Battue à coup de tuyaux
La journaliste agressée en Tchétchénie détaille son calvaire

La Russie enquête sur la violente agression de la journaliste Elena Milachina, sévèrement battue alors qu'elle se rendait au tribunal ce mardi à Grozny, en Tchétchénie. Selon ses proches, son état de santé est préoccupant.
Publié: 06.07.2023 à 09:09 heures
|
Dernière mise à jour: 06.07.2023 à 09:38 heures
1/5
Plusieurs agresseurs ont sévèrement battu la journaliste d'investigation Elena Milachina, à coups de tuyaux en plastique.
Photo: keystone-sda.ch

Sa tête chauve, ses doigts cassés et son corps recouvert d'hématomes après un passage tabac à coups de pied, de poing et de matraque trahissent la violence de l'agression: la journaliste d'investigation Elena Milachina a été sévèrement amochée mardi par des agresseurs en Tchétchénie, et arrosée d'antiseptique vert.

Entre-temps, elle a été hospitalisée à Moscou. «Son état est franchement préoccupant», a déclaré mercredi à l'AFP Dmitri Mouratov, le rédacteur en chef de «Novaïa Gazeta» pour lequel travaille la journaliste. Cette dernière a raconté que dix à quinze agresseurs l'avaient battue avec des tuyaux en plastique.

«Cela a fait très mal»

Elena Milachina évoque depuis des années les violations des droits de l'homme en Tchétchénie. La journaliste a déclaré que les tuyaux utilisés par les assaillants étaient fréquemment employés par les autorités pour maltraiter les détenus en Tchétchénie. «Ça a fait très mal», a-t-elle confié.
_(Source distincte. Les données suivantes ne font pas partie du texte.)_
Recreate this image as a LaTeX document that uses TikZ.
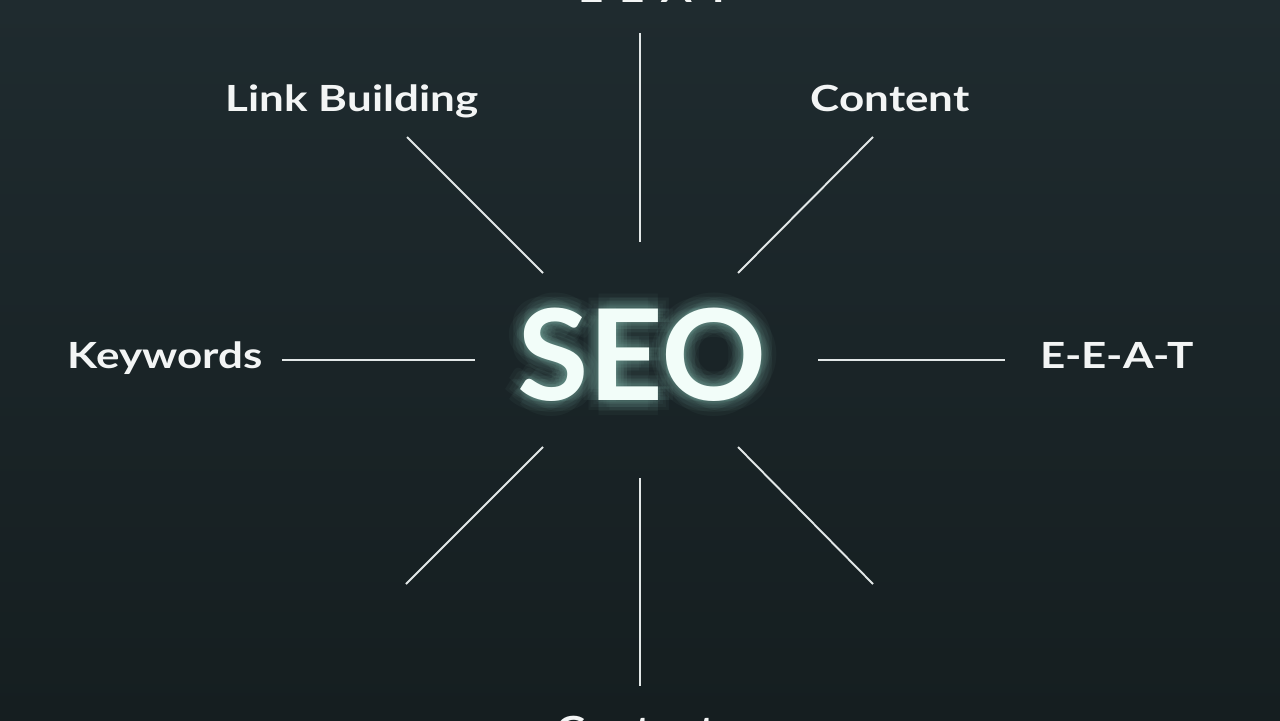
\documentclass[tikz,border=0pt]{standalone}
\usepackage{fontspec}
\setmainfont{Lato}
\usetikzlibrary{positioning}

\definecolor{bgtop}{RGB}{31,43,47}
\definecolor{bgbot}{RGB}{21,30,32}
\definecolor{glowteal}{RGB}{160,225,210}
\definecolor{spokecol}{RGB}{226,231,231}
\definecolor{topictext}{RGB}{243,245,245}
\definecolor{hubtext}{RGB}{242,253,249}

\begin{document}
\begin{tikzpicture}[x=0.02cm, y=-0.02cm,
  hub/.style={inner sep=0pt, anchor=base, text=hubtext, font=\fontsize{72}{80}\selectfont\bfseries\addfontfeature{FakeStretch=1.03}},
  hubglow/.style={hub, text=glowteal, opacity=0.04},
  topic/.style={inner sep=0pt, anchor=base, text=topictext, font=\fontsize{20.5}{24}\selectfont\bfseries\addfontfeature{FakeStretch=1.22}},
  spokeline/.style={draw=spokecol, line width=1.1pt}]

% canvas
\useasboundingbox (0,0) rectangle (1280,720);
\clip (0,0) rectangle (1280,720);
\shade[top color=bgtop, bottom color=bgbot] (0,0) rectangle (1280,720);

% glow behind the hub
\foreach \r in {3,7,11,15}
  \foreach \a in {0,45,...,315}
    \node[hubglow, shift={(\a:\r)}] at (642,400) {SEO};
\node (seo)[hub] at (642,400) {SEO};

% topics
\node (eeat-top)[topic] at (655,3) {E-E-A-T};
\node (links)[topic] at (352,111) {Link Building};
\node (content)[topic] at (890,111) {Content};
\node (keywords)[topic] at (165,368) {Keywords};
\node (eeat)[topic] at (1117,368) {E-E-A-T};
\node (content-bot)[topic] at (636,742) {Content};

% spoke ends
\coordinate (n-in) at (640,242);   \coordinate (n-out) at (640,33);
\coordinate (nw-in) at (543,273);  \coordinate (nw-out) at (407,137);
\coordinate (ne-in) at (738,273);  \coordinate (ne-out) at (873,137);
\coordinate (w-in) at (475,360);   \coordinate (w-out) at (282,360);
\coordinate (e-in) at (818,360);   \coordinate (e-out) at (1005,360);
\coordinate (sw-in) at (543,447);  \coordinate (sw-out) at (406,584);
\coordinate (se-in) at (738,447);  \coordinate (se-out) at (873,584);
\coordinate (s-in) at (640,478);   \coordinate (s-out) at (640,686);

\draw[spokeline] (n-in) -- (n-out);
\draw[spokeline] (nw-in) -- (nw-out);
\draw[spokeline] (ne-in) -- (ne-out);
\draw[spokeline] (w-in) -- (w-out);
\draw[spokeline] (e-in) -- (e-out);
\draw[spokeline] (sw-in) -- (sw-out);
\draw[spokeline] (se-in) -- (se-out);
\draw[spokeline] (s-in) -- (s-out);
\end{tikzpicture}
\end{document}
Lorsqu'elle a été attaquée mardi matin, elle était en compagnie de l'avocat Alexander Nemov, qui, lui, a été blessé par un coup de couteau. Elena Milachina a émis l'hypothèse que l'attaque avait un lien avec son travail avec l'avocat. Elle aurait en effet entendu les agresseurs dire à l'avocat qu'il défendait «trop de gens».

Une arme sur la tête

Selon le rédacteur en chef Dmitri Mouratov, les agresseurs ont frappé Elena Milachina, lui ont brisé les doigts et ont exigé qu'elle donne son smartphone. L'organisation russe de défense des droits de l'homme Memorial avait annoncé mardi qu'en plus des doigts cassés, Elena Milachina souffrait de contusions «sur tout le corps» et perdait parfois connaissance. Selon l'organisation de défense des droits de l'homme Human Rights Watch, les agresseurs ont rasé les cheveux d'Elena Milachina et l'ont aspergée d'antiseptique vert.

Avant d'être transférée à Moscou, Elena Milachina a d'abord été soignée dans un hôpital de Grozny, la capitale tchétchène, puis en Ossétie du Nord voisine. Dans une vidéo tournée à l'hôpital, Elena Milaschina a décrit l'incident: «Ils ont jeté le chauffeur de taxi dehors, ont sauté dans la voiture, ont appuyé sur nos têtes, m'ont attaché les mains (...) et nous ont mis une arme sur la tête.»

Ramzan Kadyrov les avait déjà menacés auparavant

Les enquêteurs russes ont ouvert une procédure pénale. Une enquête est en cours pour blessures légères et moyennes, ont-ils annoncé sur Telegram.

Elena Milachina avait déjà été menacée de mort en 2020 par le dirigeant tchétchène Ramzan Kadyrov après avoir publié un article critiquant le traitement brutal de la population lors de la pandémie de Corona.

Ramzan Kadyrov a assuré mardi qu'il avait chargé les services compétents de «tout mettre en œuvre pour identifier les agresseurs». Le ministre tchétchène de l'Information, Akhmed Doudaev, a attribué la responsabilité de l'attaque aux «services secrets occidentaux», sans fournir de preuves. Dans le même temps, il a accusé Elena Milachina d'avoir «insulté les services de sécurité tchétchènes pendant des années».

Elle était venue couvrir un procès

La journaliste d'investigation de «Novaïa Gazeta» a couvert pendant des années les graves violations des droits de l'homme en Tchétchénie, notamment des exécutions extrajudiciaires. En février 2022, selon les informations de son journal, elle avait reçu des menaces de Ramzan Kadyrov, qui la qualifiait de «terroriste».

Mardi, la journaliste couvrir l'issue d'un procès retentissant contre Zarema Moussaeva, mariée à un opposant à Ramzan Kadyrov et mère de trois opposants aujourd'hui exilés.

Au sein de la «Novaïa Gazeta», dont le rédacteur en chef Dmitri Mouratov a reçu le prix Nobel de la paix en 2021, six journalistes et collaborateurs ont été tués depuis 2000, dont la reporter d'investigation Anna Politkovskaïa.